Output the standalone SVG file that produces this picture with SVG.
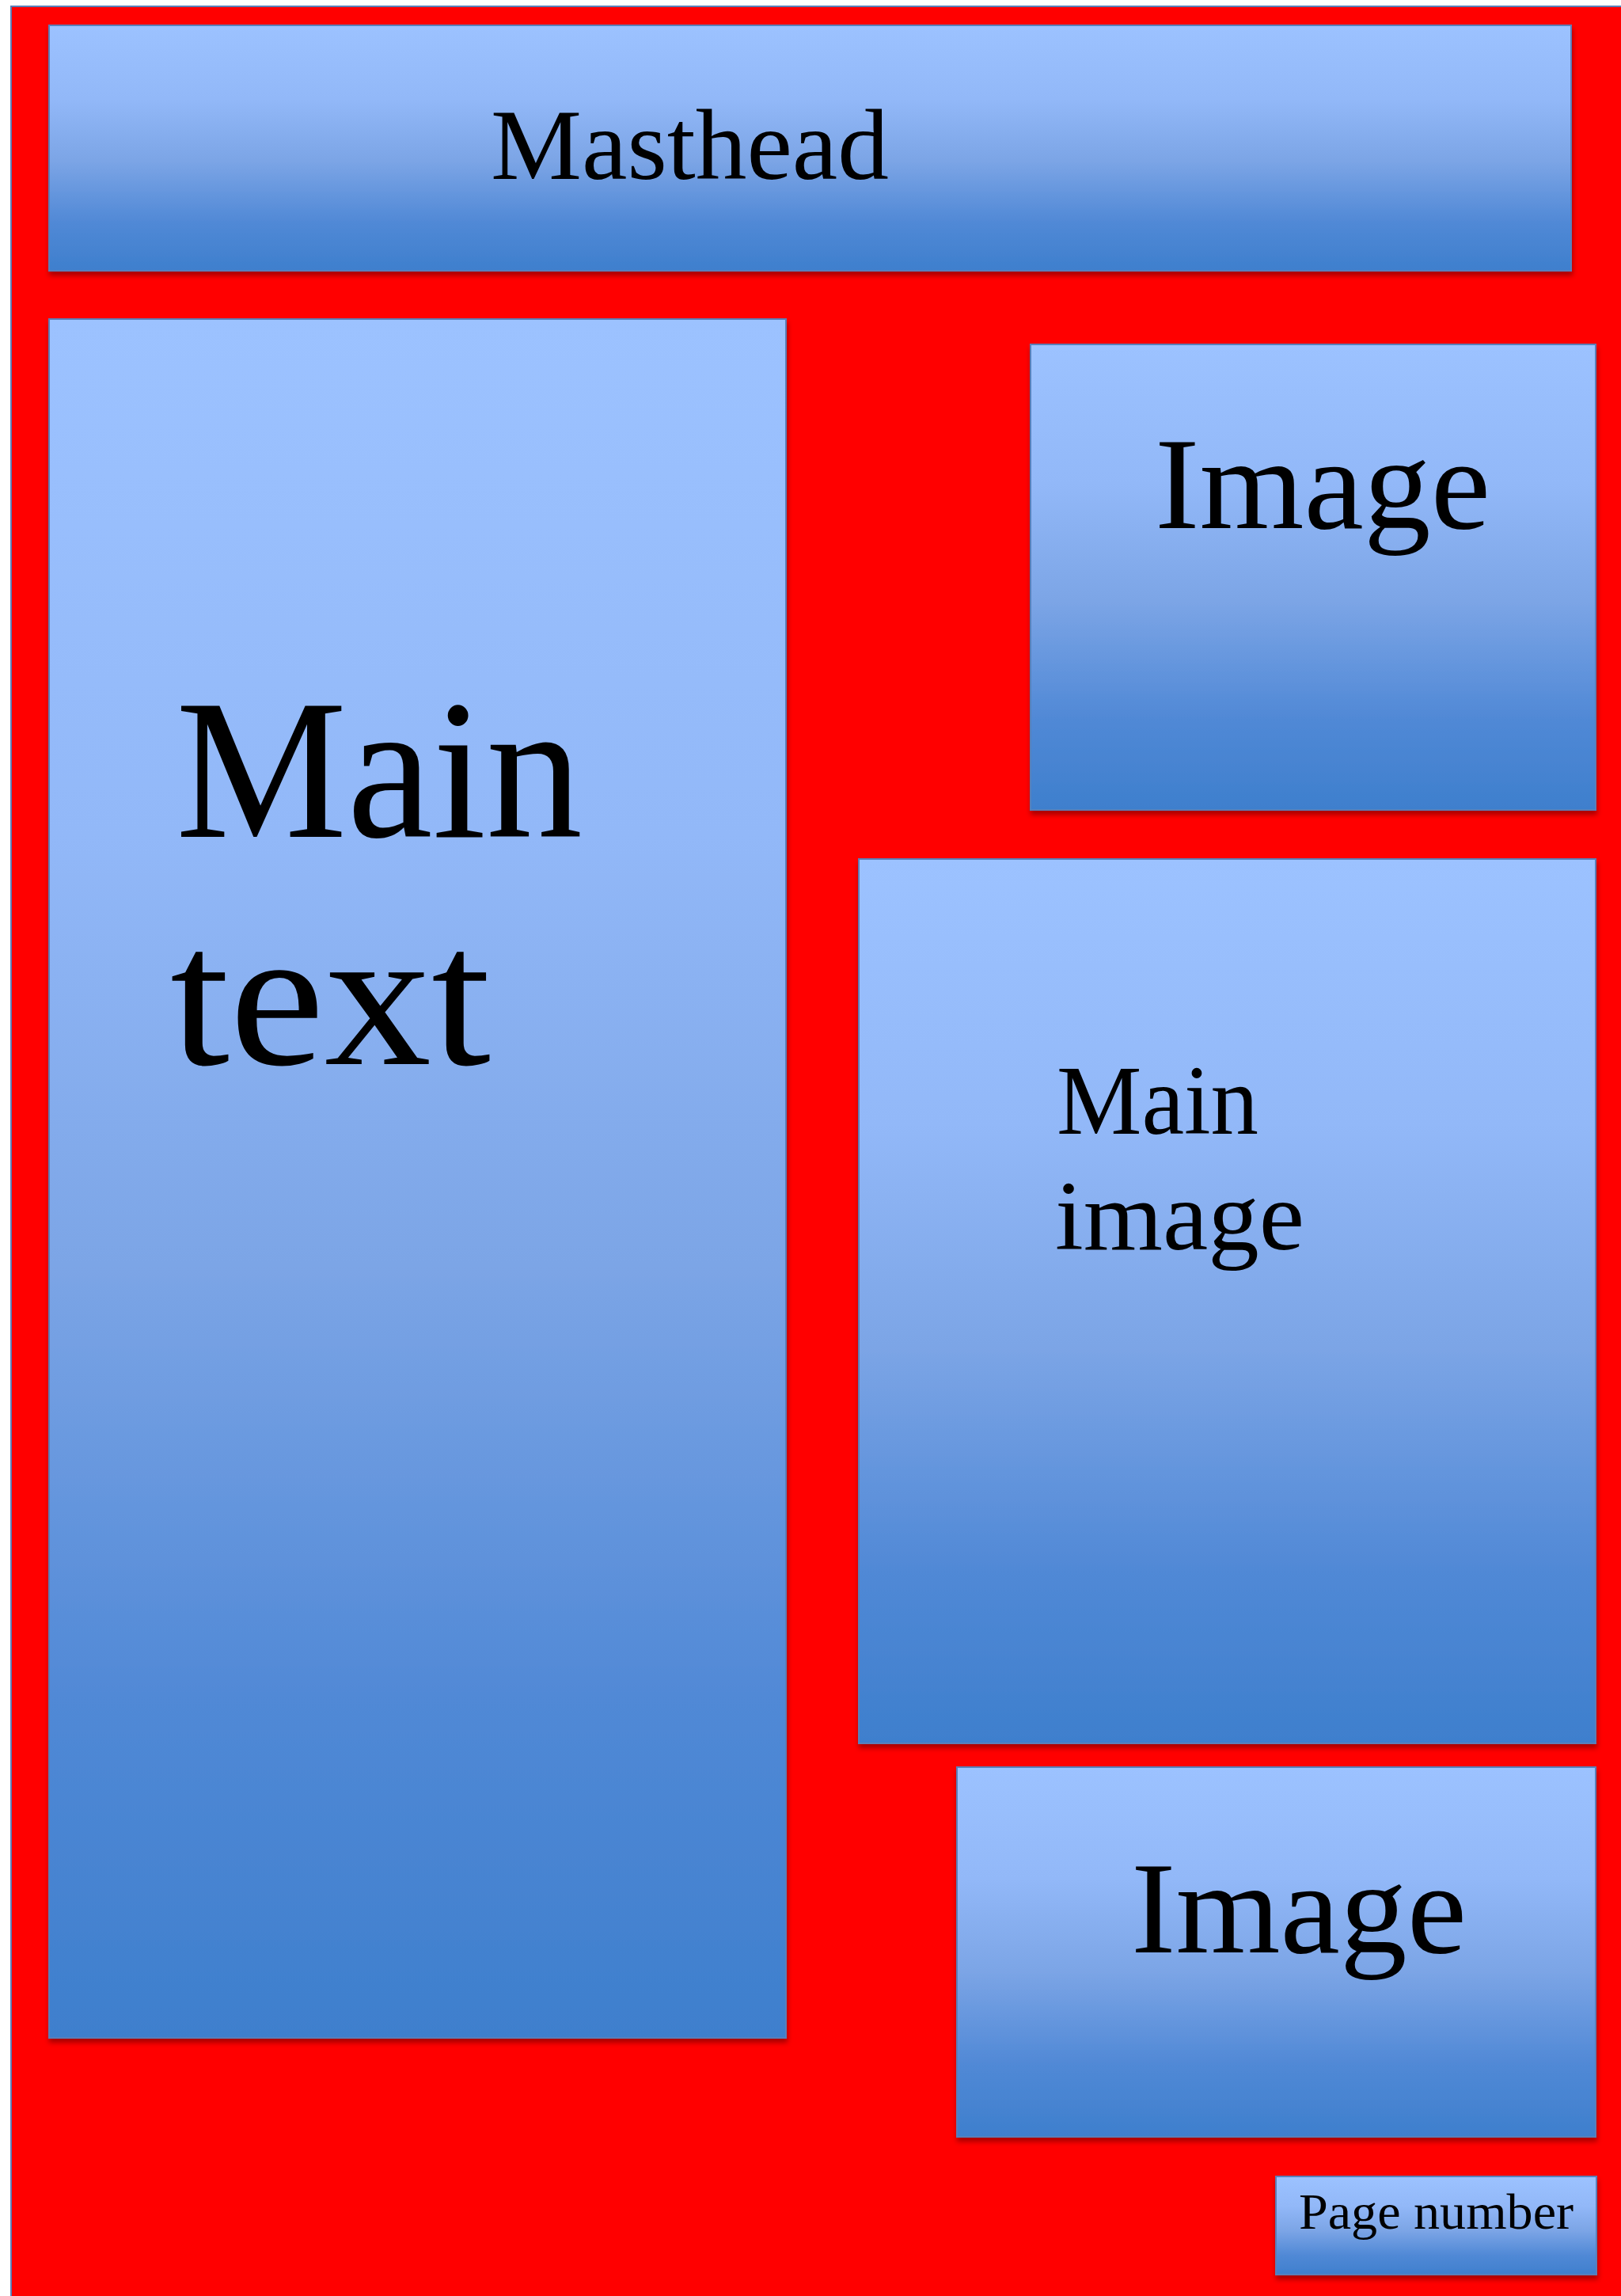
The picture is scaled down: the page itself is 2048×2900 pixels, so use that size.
<svg xmlns="http://www.w3.org/2000/svg" width="2048" height="2900" viewBox="0 0 2048 2900">
<style>
.box{fill:url(#blue);stroke:#5a7fb8;stroke-width:2;filter:url(#sh)}
.lbl{font-family:"Liberation Serif","DejaVu Serif",serif;fill:#000}
</style>
<defs>
<linearGradient id="blue" x1="0" y1="0" x2="0" y2="1">
<stop offset="0" stop-color="#9cc2ff"/>
<stop offset="0.3" stop-color="#92b8f8"/>
<stop offset="0.55" stop-color="#7ca5e6"/>
<stop offset="0.8" stop-color="#5189d6"/>
<stop offset="1" stop-color="#3e7fcd"/>
</linearGradient>
<filter id="sh" x="-5%" y="-5%" width="115%" height="115%">
<feDropShadow dx="1" dy="5" stdDeviation="3" flood-color="#000" flood-opacity="0.35"/>
</filter>
</defs>
<rect x="0" y="0" width="2048" height="2900" fill="#fff"/>
<rect id="page" x="14" y="8" width="2040" height="2900" fill="#ff0000" stroke="#5a7fb8" stroke-width="2"/>
<g id="masthead">
<rect class="box" x="62" y="32" width="1923" height="310"/>
<text class="lbl" x="620" y="226" font-size="126" textLength="503" lengthAdjust="spacingAndGlyphs">Masthead</text>
</g>
<g id="main-text">
<rect class="box" x="62" y="403" width="931" height="2171"/>
<text class="lbl" x="222" y="1057" font-size="252" textLength="514" lengthAdjust="spacingAndGlyphs">Main</text>
<text class="lbl" x="215" y="1344" font-size="252" textLength="405" lengthAdjust="spacingAndGlyphs">text</text>
</g>
<g id="image-top">
<rect class="box" x="1302" y="435" width="714" height="588"/>
<text class="lbl" x="1459" y="667" font-size="166" textLength="424" lengthAdjust="spacingAndGlyphs">Image</text>
</g>
<g id="main-image">
<rect class="box" x="1085" y="1085" width="931" height="1117"/>
<text class="lbl" x="1335" y="1432" font-size="125" textLength="255" lengthAdjust="spacingAndGlyphs">Main</text>
<text class="lbl" x="1333" y="1578" font-size="125" textLength="315" lengthAdjust="spacingAndGlyphs">image</text>
</g>
<g id="image-bottom">
<rect class="box" x="1209" y="2232" width="807" height="467"/>
<text class="lbl" x="1429" y="2466" font-size="166" textLength="424" lengthAdjust="spacingAndGlyphs">Image</text>
</g>
<g id="page-number">
<rect class="box" x="1612" y="2749" width="405" height="124"/>
<text class="lbl" x="1641" y="2815" font-size="63" textLength="347" lengthAdjust="spacingAndGlyphs">Page number</text>
</g>
<g id="connectors"></g>
</svg>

WRITTEN PROBLEM: Exclude every picture and copy the remaining data exactly.

FINAL RESULT:
Output the standalone SVG file that produces this picture with SVG.
The picture is scaled down: the page itself is 2048×2900 pixels, so use that size.
<svg xmlns="http://www.w3.org/2000/svg" width="2048" height="2900" viewBox="0 0 2048 2900">
<style>
.box{fill:url(#blue);stroke:#5a7fb8;stroke-width:2;filter:url(#sh)}
.lbl{font-family:"Liberation Serif","DejaVu Serif",serif;fill:#000}
</style>
<defs>
<linearGradient id="blue" x1="0" y1="0" x2="0" y2="1">
<stop offset="0" stop-color="#9cc2ff"/>
<stop offset="0.3" stop-color="#92b8f8"/>
<stop offset="0.55" stop-color="#7ca5e6"/>
<stop offset="0.8" stop-color="#5189d6"/>
<stop offset="1" stop-color="#3e7fcd"/>
</linearGradient>
<filter id="sh" x="-5%" y="-5%" width="115%" height="115%">
<feDropShadow dx="1" dy="5" stdDeviation="3" flood-color="#000" flood-opacity="0.35"/>
</filter>
</defs>
<rect x="0" y="0" width="2048" height="2900" fill="#fff"/>
<rect id="page" x="14" y="8" width="2040" height="2900" fill="#ff0000" stroke="#5a7fb8" stroke-width="2"/>
<g id="masthead">
<rect class="box" x="62" y="32" width="1923" height="310"/>
<text class="lbl" x="620" y="226" font-size="126" textLength="503" lengthAdjust="spacingAndGlyphs">Masthead</text>
</g>
<g id="main-text">
<rect class="box" x="62" y="403" width="931" height="2171"/>
<text class="lbl" x="222" y="1057" font-size="252" textLength="514" lengthAdjust="spacingAndGlyphs">Main</text>
<text class="lbl" x="215" y="1344" font-size="252" textLength="405" lengthAdjust="spacingAndGlyphs">text</text>
</g>
<g id="image-top">
<rect class="box" x="1302" y="435" width="714" height="588"/>
<text class="lbl" x="1459" y="667" font-size="166" textLength="424" lengthAdjust="spacingAndGlyphs">Image</text>
</g>
<g id="main-image">
<rect class="box" x="1085" y="1085" width="931" height="1117"/>
<text class="lbl" x="1335" y="1432" font-size="125" textLength="255" lengthAdjust="spacingAndGlyphs">Main</text>
<text class="lbl" x="1333" y="1578" font-size="125" textLength="315" lengthAdjust="spacingAndGlyphs">image</text>
</g>
<g id="image-bottom">
<rect class="box" x="1209" y="2232" width="807" height="467"/>
<text class="lbl" x="1429" y="2466" font-size="166" textLength="424" lengthAdjust="spacingAndGlyphs">Image</text>
</g>
<g id="page-number">
<rect class="box" x="1612" y="2749" width="405" height="124"/>
<text class="lbl" x="1641" y="2815" font-size="63" textLength="347" lengthAdjust="spacingAndGlyphs">Page number</text>
</g>
<g id="connectors"></g>
</svg>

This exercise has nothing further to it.